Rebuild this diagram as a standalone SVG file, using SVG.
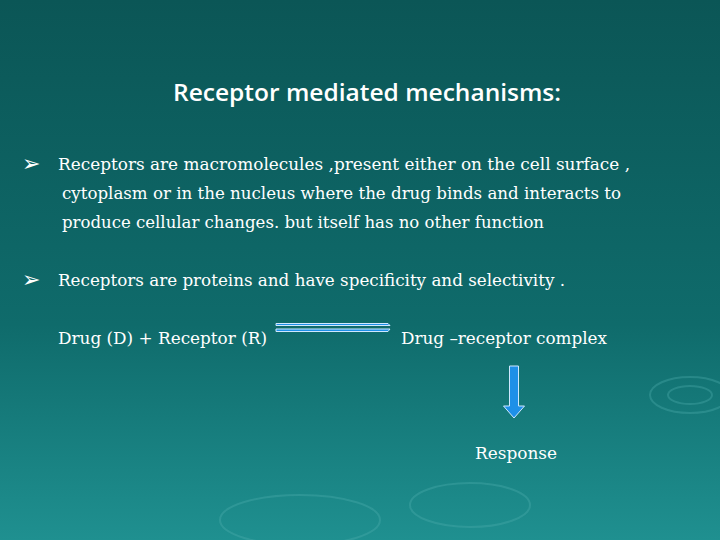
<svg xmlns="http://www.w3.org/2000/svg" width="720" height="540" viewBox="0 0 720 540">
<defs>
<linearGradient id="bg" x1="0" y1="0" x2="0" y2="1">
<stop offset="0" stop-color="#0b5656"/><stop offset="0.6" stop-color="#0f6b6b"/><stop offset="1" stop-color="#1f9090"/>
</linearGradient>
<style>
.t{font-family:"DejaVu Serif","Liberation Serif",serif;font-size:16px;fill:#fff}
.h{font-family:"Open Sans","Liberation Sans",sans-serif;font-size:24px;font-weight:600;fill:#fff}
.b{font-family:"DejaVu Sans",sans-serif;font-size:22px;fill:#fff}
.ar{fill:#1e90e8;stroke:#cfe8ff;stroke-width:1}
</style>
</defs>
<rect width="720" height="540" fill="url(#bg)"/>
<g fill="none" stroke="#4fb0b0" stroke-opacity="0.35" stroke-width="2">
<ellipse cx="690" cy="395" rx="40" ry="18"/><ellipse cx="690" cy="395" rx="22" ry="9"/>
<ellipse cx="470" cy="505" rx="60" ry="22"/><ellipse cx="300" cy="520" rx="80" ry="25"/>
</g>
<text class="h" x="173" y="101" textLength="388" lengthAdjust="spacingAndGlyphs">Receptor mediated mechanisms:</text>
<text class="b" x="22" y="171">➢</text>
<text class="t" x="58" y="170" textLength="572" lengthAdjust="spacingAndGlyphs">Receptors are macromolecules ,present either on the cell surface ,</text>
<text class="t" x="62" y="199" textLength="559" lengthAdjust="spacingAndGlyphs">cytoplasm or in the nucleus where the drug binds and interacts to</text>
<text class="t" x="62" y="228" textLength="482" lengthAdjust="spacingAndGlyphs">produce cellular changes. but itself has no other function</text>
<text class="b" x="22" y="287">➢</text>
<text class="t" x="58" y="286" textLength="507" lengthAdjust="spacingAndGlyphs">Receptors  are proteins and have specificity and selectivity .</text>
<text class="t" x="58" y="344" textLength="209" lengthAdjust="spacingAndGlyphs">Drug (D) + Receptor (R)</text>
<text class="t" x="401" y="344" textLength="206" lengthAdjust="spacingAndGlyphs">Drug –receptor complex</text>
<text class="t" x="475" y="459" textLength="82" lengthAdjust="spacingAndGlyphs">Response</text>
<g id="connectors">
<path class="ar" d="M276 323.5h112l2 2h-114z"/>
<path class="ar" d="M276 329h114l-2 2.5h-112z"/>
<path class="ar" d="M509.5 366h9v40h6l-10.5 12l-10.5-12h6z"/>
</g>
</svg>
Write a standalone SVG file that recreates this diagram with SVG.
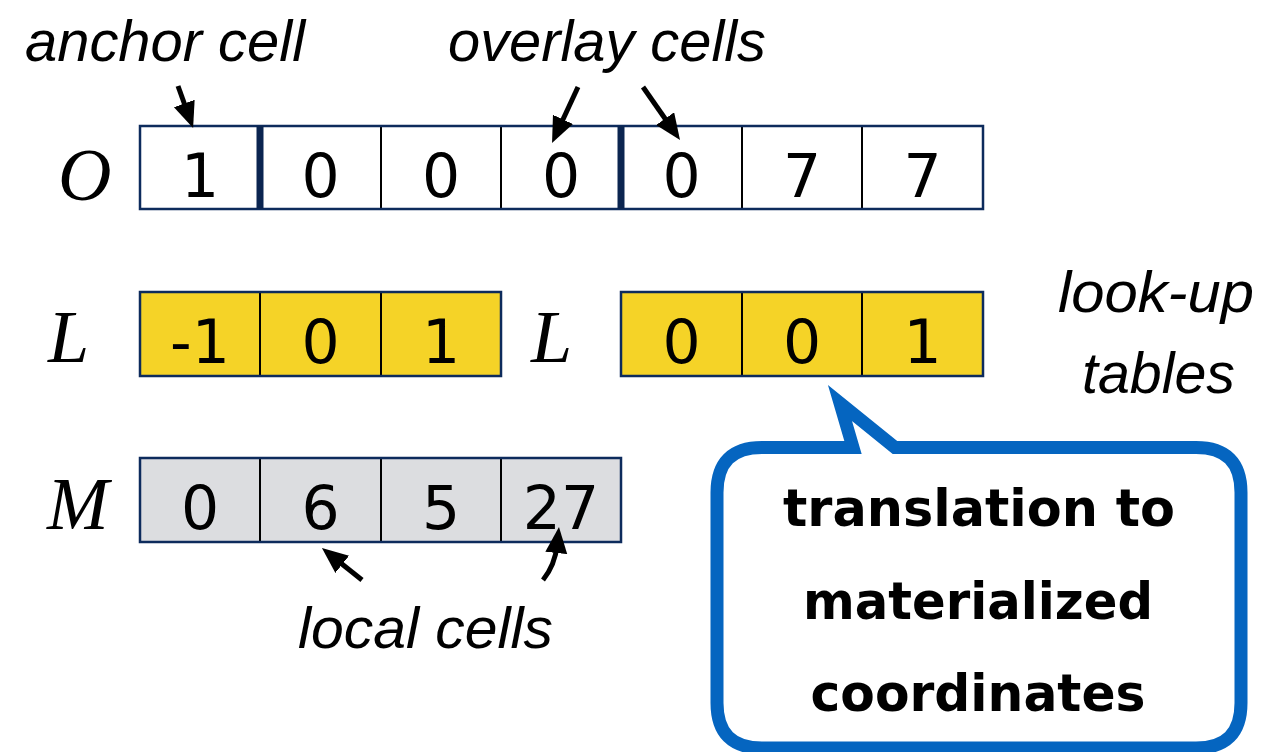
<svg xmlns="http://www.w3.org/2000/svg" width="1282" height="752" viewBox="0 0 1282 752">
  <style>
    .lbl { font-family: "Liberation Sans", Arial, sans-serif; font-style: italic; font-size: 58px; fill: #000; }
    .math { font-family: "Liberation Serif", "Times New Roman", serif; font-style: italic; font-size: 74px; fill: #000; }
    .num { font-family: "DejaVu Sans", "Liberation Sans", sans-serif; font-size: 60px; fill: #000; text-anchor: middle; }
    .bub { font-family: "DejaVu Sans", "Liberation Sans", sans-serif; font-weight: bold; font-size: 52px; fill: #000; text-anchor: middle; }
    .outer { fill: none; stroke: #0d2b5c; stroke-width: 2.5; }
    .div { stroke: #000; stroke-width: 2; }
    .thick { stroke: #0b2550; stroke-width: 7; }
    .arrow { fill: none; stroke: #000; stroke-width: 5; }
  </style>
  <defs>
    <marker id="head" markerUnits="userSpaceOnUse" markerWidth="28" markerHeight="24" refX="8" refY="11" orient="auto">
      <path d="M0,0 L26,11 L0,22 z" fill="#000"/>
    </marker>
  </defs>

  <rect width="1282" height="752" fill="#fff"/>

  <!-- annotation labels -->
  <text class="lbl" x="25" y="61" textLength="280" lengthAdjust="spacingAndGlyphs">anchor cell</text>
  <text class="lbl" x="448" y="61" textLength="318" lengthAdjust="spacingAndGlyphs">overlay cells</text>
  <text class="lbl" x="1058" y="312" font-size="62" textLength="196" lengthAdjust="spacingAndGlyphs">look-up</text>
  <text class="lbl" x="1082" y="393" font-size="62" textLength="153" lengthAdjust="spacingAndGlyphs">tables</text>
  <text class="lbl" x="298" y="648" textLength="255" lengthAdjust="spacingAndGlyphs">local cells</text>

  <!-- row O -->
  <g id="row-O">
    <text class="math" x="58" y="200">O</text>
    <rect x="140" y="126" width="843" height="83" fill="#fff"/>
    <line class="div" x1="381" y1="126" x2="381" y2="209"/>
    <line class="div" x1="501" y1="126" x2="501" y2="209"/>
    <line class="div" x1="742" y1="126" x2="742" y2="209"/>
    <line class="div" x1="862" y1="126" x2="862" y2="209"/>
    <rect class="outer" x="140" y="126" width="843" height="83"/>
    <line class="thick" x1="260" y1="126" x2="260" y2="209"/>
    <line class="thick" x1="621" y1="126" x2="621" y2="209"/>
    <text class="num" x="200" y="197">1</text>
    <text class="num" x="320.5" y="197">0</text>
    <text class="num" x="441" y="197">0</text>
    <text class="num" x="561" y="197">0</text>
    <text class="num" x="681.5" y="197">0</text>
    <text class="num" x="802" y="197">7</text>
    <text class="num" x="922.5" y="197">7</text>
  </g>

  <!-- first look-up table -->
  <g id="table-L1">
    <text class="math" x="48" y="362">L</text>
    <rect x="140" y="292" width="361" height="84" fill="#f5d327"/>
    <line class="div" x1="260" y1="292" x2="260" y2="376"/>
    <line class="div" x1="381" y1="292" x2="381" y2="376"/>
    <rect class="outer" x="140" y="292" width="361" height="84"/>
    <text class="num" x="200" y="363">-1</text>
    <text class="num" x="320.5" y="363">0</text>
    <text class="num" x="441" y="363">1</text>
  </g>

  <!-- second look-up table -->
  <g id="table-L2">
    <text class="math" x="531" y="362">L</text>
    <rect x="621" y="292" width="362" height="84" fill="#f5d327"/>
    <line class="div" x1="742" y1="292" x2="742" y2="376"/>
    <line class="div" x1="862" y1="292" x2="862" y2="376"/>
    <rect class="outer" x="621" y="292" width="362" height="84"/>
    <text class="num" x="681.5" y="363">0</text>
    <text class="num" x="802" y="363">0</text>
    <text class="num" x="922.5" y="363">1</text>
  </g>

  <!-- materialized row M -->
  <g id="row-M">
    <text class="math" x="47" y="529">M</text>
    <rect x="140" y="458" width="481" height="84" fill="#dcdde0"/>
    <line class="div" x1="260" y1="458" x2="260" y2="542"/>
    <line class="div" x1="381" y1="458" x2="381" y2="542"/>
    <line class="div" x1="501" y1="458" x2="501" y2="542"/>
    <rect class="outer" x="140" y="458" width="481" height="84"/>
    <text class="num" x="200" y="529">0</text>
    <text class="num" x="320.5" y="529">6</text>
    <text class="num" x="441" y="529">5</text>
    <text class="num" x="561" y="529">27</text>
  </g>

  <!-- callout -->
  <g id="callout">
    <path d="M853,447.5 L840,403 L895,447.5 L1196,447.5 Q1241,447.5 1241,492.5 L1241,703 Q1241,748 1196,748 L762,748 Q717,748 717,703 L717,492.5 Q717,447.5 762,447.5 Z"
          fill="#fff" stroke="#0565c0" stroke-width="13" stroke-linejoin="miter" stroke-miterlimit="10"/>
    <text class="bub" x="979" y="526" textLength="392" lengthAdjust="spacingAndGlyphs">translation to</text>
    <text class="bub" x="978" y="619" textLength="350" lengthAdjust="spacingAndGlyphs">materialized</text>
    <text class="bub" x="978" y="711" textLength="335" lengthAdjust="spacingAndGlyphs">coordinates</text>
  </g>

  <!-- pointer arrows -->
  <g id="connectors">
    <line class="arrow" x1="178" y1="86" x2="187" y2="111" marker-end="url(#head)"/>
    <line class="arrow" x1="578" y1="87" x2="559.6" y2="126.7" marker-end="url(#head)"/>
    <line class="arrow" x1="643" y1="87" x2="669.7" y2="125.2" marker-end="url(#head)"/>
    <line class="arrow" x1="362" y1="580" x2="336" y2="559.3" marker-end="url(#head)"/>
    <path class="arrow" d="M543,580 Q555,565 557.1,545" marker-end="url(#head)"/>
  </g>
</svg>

◆ **WHAT THE TASK ASKS**:
In the listing above, find each line with the word "standalone" and copy it.

◆ **TASK SOLUTION**:
Rebuild this diagram as a standalone SVG file, using SVG.
Write a standalone SVG file that recreates this diagram with SVG.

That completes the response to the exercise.